Hm. I don’t know what that movie was. I haven’t seen everything he’s been in by a long shot. He does a lot of very different things though.
The fact that I quit halfway through probably means it’s not worth watching.
This movie holds a “special place” in Mrs. Chess and I’s relationship. I convinced her to see it at the theatre because, well…how could it miss with that cast? When the movie was over, she turned to face me and her face left no doubt how she felt about losing two hours of her life she’d never get back. It is referred to now as “The Mortdecai Face,” and when we’re totally unhappy with each other we make it. Fortunately, that doesn’t happen very often. One thing that will never happen is either of us watching this again.😀
And I don’t think anyone will have be bothered by any sequels either. Think this was a wrap for the Mortdecai franchise. They really muffed it. I haven’t read the books so I’m not sure there was anything there to make something out of in the first place, but they didn’t do much of a job with what they had.
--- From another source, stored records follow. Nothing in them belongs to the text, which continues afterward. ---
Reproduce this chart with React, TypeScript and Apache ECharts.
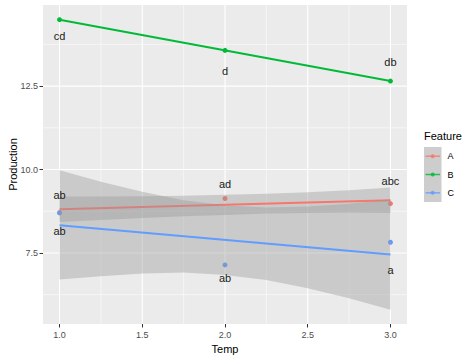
import React, { useEffect, useRef } from "react";
import * as echarts from "echarts";

// ---- data ----
const features = ["A", "B", "C"];
const featureColors = ["#F8766D", "#00BA38", "#619CFF"];
const temps = [1, 2, 3];
const prodA = [8.71, 9.13, 8.98];
const prodB = [14.49, 13.57, 12.65];
const prodC = [8.7, 7.14, 7.82];

// fitted (lm) line end points at Temp = 1 and 3
const fitX = [1, 3];
const fitA = [8.81, 9.08];
const fitB = [14.49, 12.65];
const fitC = [8.33, 7.45];

// confidence ribbons
const ribbonX = [1, 1.25, 1.5, 1.75, 2, 2.25, 2.5, 2.75, 3];
const ribbonAUpper = [9.19, 9.19, 9.2, 9.21, 9.24, 9.27, 9.32, 9.38, 9.46];
const ribbonALower = [8.43, 8.49, 8.55, 8.6, 8.64, 8.68, 8.7, 8.71, 8.7];
const ribbonCUpper = [9.98, 9.63, 9.33, 9.08, 8.93, 8.86, 8.89, 8.97, 9.1];
const ribbonCLower = [6.7, 6.8, 6.88, 6.91, 6.84, 6.69, 6.44, 6.14, 5.8];

// letter labels
const labelTexts = ["cd", "d", "db", "ab", "ad", "abc", "ab", "ab", "a"];
const labelX = [1, 2, 3, 1, 2, 3, 1, 2, 3];
const labelY = [14.01, 12.94, 13.22, 9.23, 9.56, 9.67, 8.16, 6.74, 6.99];

// axes
const xMin = 0.9;
const xMax = 3.1;
const yMin = 5.37;
const yMax = 14.93;
const xMajor = [1, 1.5, 2, 2.5, 3];
const xMinor = [1.25, 1.75, 2.25, 2.75];
const yMajor = [7.5, 10, 12.5];
const yMinor = [6.25, 8.75, 11.25, 13.75];

const FONT = '"Liberation Sans", Arial, sans-serif';

export default function App() {
  const ref = useRef<HTMLDivElement>(null);

  useEffect(() => {
    if (!ref.current) return;
    const chart = echarts.init(ref.current, undefined, { renderer: "svg" });

    const vGrid = [
      ...xMajor.map((v) => [v, 1]),
      ...xMinor.map((v) => [v, 0]),
    ];
    const hGrid = [
      ...yMajor.map((v) => [1, v, 1]),
      ...yMinor.map((v) => [1, v, 0]),
    ];

    const ribbonSeries = (upper: number[], lower: number[], z: number) => ({
      type: "custom",
      z,
      silent: true,
      data: [[2, upper[4]]],
      renderItem: (params: any, api: any) => {
        const pts: number[][] = [];
        ribbonX.forEach((x, i) => pts.push(api.coord([x, upper[i]])));
        for (let i = ribbonX.length - 1; i >= 0; i--) pts.push(api.coord([ribbonX[i], lower[i]]));
        return {
          type: "polygon",
          shape: { points: pts },
          style: { fill: "rgba(153,153,153,0.4)", stroke: "none" },
        };
      },
    });

    const fitSeries = (fit: number[], color: string, z: number) => ({
      type: "line",
      z,
      silent: true,
      showSymbol: false,
      data: fitX.map((x, i) => [x, fit[i]]),
      lineStyle: { color, width: 2 },
    });

    const pointSeries = (vals: number[], color: string, z: number) => ({
      type: "scatter",
      z,
      silent: true,
      symbolSize: 5,
      data: temps.map((t, i) => [t, vals[i]]),
      itemStyle: { color, opacity: 1 },
    });

    const legendGraphics: any[] = [
      {
        type: "text",
        left: 424,
        top: 130,
        style: { text: "Feature", font: `11px ${FONT}`, fill: "#000" },
      },
      {
        type: "rect",
        shape: { x: 424, y: 147, width: 17.5, height: 55 },
        style: { fill: "#CDCDCD" },
      },
    ];
    features.forEach((f, i) => {
      const cy = 147 + 9.17 * (2 * i + 1);
      legendGraphics.push(
        {
          type: "line",
          shape: { x1: 425.5, y1: cy, x2: 440, y2: cy },
          style: { stroke: featureColors[i], lineWidth: 1.5, opacity: 0.8 },
        },
        {
          type: "circle",
          shape: { cx: 432.7, cy, r: 2 },
          style: { fill: featureColors[i], opacity: 0.8 },
        },
        {
          type: "text",
          x: 447.5,
          y: cy,
          style: {
            text: f,
            font: `9px ${FONT}`,
            fill: "#000",
            verticalAlign: "middle",
            textVerticalAlign: "middle",
          },
        }
      );
    });

    chart.setOption({
      animation: false,
      grid: {
        left: 43,
        right: 67,
        top: 5,
        bottom: 37,
        show: true,
        backgroundColor: "#EBEBEB",
        borderWidth: 0,
        containLabel: false,
        outerBoundsMode: "none",
      },
      xAxis: {
        type: "value",
        min: xMin,
        max: xMax,
        name: "Temp",
        nameLocation: "middle",
        nameGap: 19,
        nameMoveOverlap: false,
        nameTextStyle: { fontFamily: FONT, fontSize: 11, color: "#000" },
        axisLine: { show: false },
        axisTick: { show: true, length: 3.5, lineStyle: { color: "#333", width: 1 }, customValues: xMajor },
        axisLabel: {
          fontFamily: FONT,
          fontSize: 9,
          color: "#4D4D4D",
          margin: 6,
          customValues: xMajor,
          formatter: (v: number) => v.toFixed(1),
        },
        splitLine: { show: false },
      },
      yAxis: {
        type: "value",
        min: yMin,
        max: yMax,
        name: "Production",
        nameLocation: "middle",
        nameGap: 25,
        nameMoveOverlap: false,
        nameTextStyle: { fontFamily: FONT, fontSize: 11, color: "#000" },
        axisLine: { show: false },
        axisTick: { show: true, length: 3.5, lineStyle: { color: "#333", width: 1 }, customValues: yMajor },
        axisLabel: {
          fontFamily: FONT,
          fontSize: 9,
          color: "#4D4D4D",
          margin: 5,
          customValues: yMajor,
          formatter: (v: number) => v.toFixed(1),
        },
        splitLine: { show: false },
      },
      graphic: legendGraphics,
      series: [
        {
          type: "custom",
          z: 1,
          silent: true,
          data: vGrid,
          renderItem: (params: any, api: any) => {
            const cs = params.coordSys;
            const x = api.coord([api.value(0), yMin])[0];
            return {
              type: "line",
              shape: { x1: x, y1: cs.y, x2: x, y2: cs.y + cs.height },
              style: { stroke: "#FFFFFF", lineWidth: api.value(1) ? 1.1 : 0.55 },
            };
          },
        },
        {
          type: "custom",
          z: 1,
          silent: true,
          data: hGrid,
          renderItem: (params: any, api: any) => {
            const cs = params.coordSys;
            const y = api.coord([xMin, api.value(1)])[1];
            return {
              type: "line",
              shape: { x1: cs.x, y1: y, x2: cs.x + cs.width, y2: y },
              style: { stroke: "#FFFFFF", lineWidth: api.value(2) ? 1.1 : 0.55 },
            };
          },
        },
        pointSeries(prodA, featureColors[0], 2),
        pointSeries(prodB, featureColors[1], 2),
        pointSeries(prodC, featureColors[2], 2.5),
        ribbonSeries(ribbonAUpper, ribbonALower, 3),
        fitSeries(fitA, featureColors[0], 4),
        fitSeries(fitB, featureColors[1], 4),
        ribbonSeries(ribbonCUpper, ribbonCLower, 5),
        fitSeries(fitC, featureColors[2], 6),
        {
          type: "custom",
          z: 7,
          silent: true,
          data: labelX.map((x, i) => [x, labelY[i]]),
          renderItem: (params: any, api: any) => {
            const p = api.coord([api.value(0), api.value(1)]);
            return {
              type: "text",
              x: p[0],
              y: p[1],
              style: {
                text: labelTexts[params.dataIndex],
                font: `11px ${FONT}`,
                fill: "#1A1A1A",
                align: "center",
                verticalAlign: "middle",
                textAlign: "center",
                textVerticalAlign: "middle",
              },
            };
          },
        },
      ],
    });

    return () => chart.dispose();
  }, []);

  return (
    <div
      ref={ref}
      style={{ position: "fixed", left: 0, top: 0, width: 474, height: 361, background: "#fff" }}
    />
  );
}
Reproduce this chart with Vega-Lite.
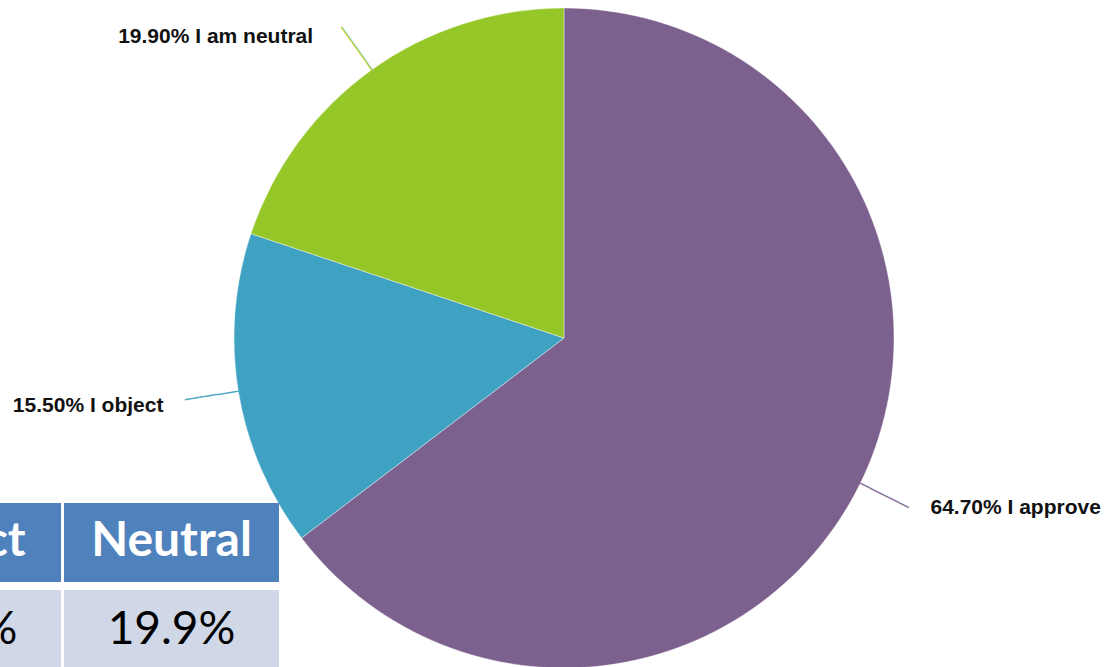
{
  "$schema": "https://vega.github.io/schema/vega-lite/v6.json",
  "width": 1088,
  "height": 658,
  "autosize": {"type": "none"},
  "padding": {"left": 20, "top": 9, "right": 0, "bottom": 0},
  "background": "#ffffff",
  "config": {"view": {"stroke": null}},
  "datasets": {
    "responses": [
      {"response": "I approve", "percent": 64.7, "rank": 1, "label": "64.70% I approve"},
      {"response": "I object", "percent": 15.5, "rank": 2, "label": "15.50% I object"},
      {"response": "I am neutral", "percent": 19.9, "rank": 3, "label": "19.90% I am neutral"}
    ],
    "table": [
      {"column": "Object", "header": "Object", "value": "15.5%"},
      {"column": "Neutral", "header": "Neutral", "value": "19.9%"}
    ]
  },
  "layer": [
    {
      "data": {"name": "responses"},
      "mark": {"type": "arc", "outerRadius": 330, "stroke": "#ffffff", "strokeWidth": 0.4},
      "encoding": {
        "theta": {"field": "percent", "type": "quantitative", "stack": true},
        "order": {"field": "rank", "type": "quantitative"},
        "color": {
          "field": "response", "type": "nominal",
          "scale": {"domain": ["I approve", "I object", "I am neutral"], "range": ["#7c608e", "#40a2c2", "#96c728"]},
          "legend": null
        }
      }
    },
    {
      "data": {"name": "responses"},
      "mark": {"type": "text", "radius": 357, "angle": 26.5, "font": "DejaVu Sans Mono", "fontSize": 18, "color": "#8a74a0", "align": "center", "baseline": "middle"},
      "encoding": {
        "theta": {"field": "percent", "type": "quantitative", "stack": true},
        "order": {"field": "rank", "type": "quantitative"},
        "detail": {"field": "response", "type": "nominal"},
        "text": {"condition": {"test": "datum.response === 'I approve'", "value": "─────"}, "value": ""}
      }
    },
    {
      "data": {"name": "responses"},
      "mark": {"type": "text", "radius": 357, "angle": -9.2, "font": "DejaVu Sans Mono", "fontSize": 18, "color": "#4fa8c7", "align": "center", "baseline": "middle"},
      "encoding": {
        "theta": {"field": "percent", "type": "quantitative", "stack": true},
        "order": {"field": "rank", "type": "quantitative"},
        "detail": {"field": "response", "type": "nominal"},
        "text": {"condition": {"test": "datum.response === 'I object'", "value": "─────"}, "value": ""}
      }
    },
    {
      "data": {"name": "responses"},
      "mark": {"type": "text", "radius": 355, "angle": 54.5, "font": "DejaVu Sans Mono", "fontSize": 18, "color": "#a2cc48", "align": "center", "baseline": "middle"},
      "encoding": {
        "theta": {"field": "percent", "type": "quantitative", "stack": true},
        "order": {"field": "rank", "type": "quantitative"},
        "detail": {"field": "response", "type": "nominal"},
        "text": {"condition": {"test": "datum.response === 'I am neutral'", "value": "─────"}, "value": ""}
      }
    },
    {
      "data": {"name": "responses"},
      "mark": {"type": "text", "radius": 400, "align": "left", "baseline": "middle", "dx": 8, "dy": -8, "font": "Liberation Sans", "fontWeight": "bold", "fontSize": 21, "color": "#111111"},
      "encoding": {
        "theta": {"field": "percent", "type": "quantitative", "stack": true},
        "order": {"field": "rank", "type": "quantitative"},
        "detail": {"field": "response", "type": "nominal"},
        "text": {"condition": {"test": "datum.response === 'I approve'", "field": "label"}, "value": ""}
      }
    },
    {
      "data": {"name": "responses"},
      "mark": {"type": "text", "radius": 400, "align": "right", "baseline": "middle", "dx": -6, "dy": 2, "font": "Liberation Sans", "fontWeight": "bold", "fontSize": 21, "color": "#111111"},
      "encoding": {
        "theta": {"field": "percent", "type": "quantitative", "stack": true},
        "order": {"field": "rank", "type": "quantitative"},
        "detail": {"field": "response", "type": "nominal"},
        "text": {"condition": {"test": "datum.response === 'I object'", "field": "label"}, "value": ""}
      }
    },
    {
      "data": {"name": "responses"},
      "mark": {"type": "text", "radius": 400, "align": "right", "baseline": "middle", "dx": -17, "dy": 23, "font": "Liberation Sans", "fontWeight": "bold", "fontSize": 21, "color": "#111111"},
      "encoding": {
        "theta": {"field": "percent", "type": "quantitative", "stack": true},
        "order": {"field": "rank", "type": "quantitative"},
        "detail": {"field": "response", "type": "nominal"},
        "text": {"condition": {"test": "datum.response === 'I am neutral'", "field": "label"}, "value": ""}
      }
    },
    {
      "data": {"name": "table"},
      "transform": [{"fold": ["header", "value"], "as": ["row", "text"]}],
      "mark": {"type": "rect"},
      "encoding": {
        "x": {"field": "column", "type": "nominal", "sort": ["Object", "Neutral"], "scale": {"type": "band", "range": [-174, 259], "paddingInner": 0.0138, "paddingOuter": 0}, "axis": null},
        "y": {"field": "row", "type": "nominal", "sort": ["header", "value"], "scale": {"type": "band", "range": [494, 660], "paddingInner": 0.093, "paddingOuter": 0}, "axis": null},
        "color": {"field": "row", "type": "nominal", "scale": {"domain": ["header", "value"], "range": ["#4f81bd", "#d0d8e8"]}, "legend": null}
      }
    },
    {
      "data": {"name": "table"},
      "transform": [{"fold": ["header", "value"], "as": ["row", "text"]}, {"filter": "datum.row === 'header'"}],
      "mark": {"type": "text", "font": "Lato", "fontWeight": "bold", "fontSize": 48, "color": "#ffffff", "align": "center", "baseline": "middle"},
      "encoding": {
        "x": {"field": "column", "type": "nominal", "sort": ["Object", "Neutral"], "scale": {"type": "band", "range": [-174, 259], "paddingInner": 0.0138, "paddingOuter": 0}, "axis": null},
        "y": {"field": "row", "type": "nominal", "sort": ["header", "value"], "scale": {"type": "band", "range": [494, 660], "paddingInner": 0.093, "paddingOuter": 0}, "axis": null},
        "text": {"field": "text", "type": "nominal"}
      }
    },
    {
      "data": {"name": "table"},
      "transform": [{"fold": ["header", "value"], "as": ["row", "text"]}, {"filter": "datum.row === 'value'"}],
      "mark": {"type": "text", "font": "Lato", "fontSize": 46, "color": "#000000", "align": "center", "baseline": "middle"},
      "encoding": {
        "x": {"field": "column", "type": "nominal", "sort": ["Object", "Neutral"], "scale": {"type": "band", "range": [-174, 259], "paddingInner": 0.0138, "paddingOuter": 0}, "axis": null},
        "y": {"field": "row", "type": "nominal", "sort": ["header", "value"], "scale": {"type": "band", "range": [494, 660], "paddingInner": 0.093, "paddingOuter": 0}, "axis": null},
        "text": {"field": "text", "type": "nominal"}
      }
    }
  ],
  "resolve": {"scale": {"color": "independent"}}
}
Great point about a lot of modern acting, especially in big budget films these days. I hadn’t thought about the “comic-book film” effect, but I can see it. Exagerrated performances do seem to be a lot more common. I’m trying to think of a recent movie that has stuck with me because of someone’s performance, but I can’t name one.
Yeah, every “state of the art” evolves to get and keep an audience, so this becomes the style of acting, especially if it meshes with a certain kind of (uber-popular) filmmaking. I just wonder sometimes what actors think of turning themselves into this kind of performer. What starts out as a lark can become a pigeonhole.
I haven’t seen this but haven’t crossed it off my list because Depp is in it and I always like a wild take by Depp! But this does sound… bad… 😀
I think you’re likely to be disappointed. But you never know! With comedy so much depends on what sort of a mood you’re in. I couldn’t stop laughing at The Brothers Grimsby. I was rolling on the floor crying.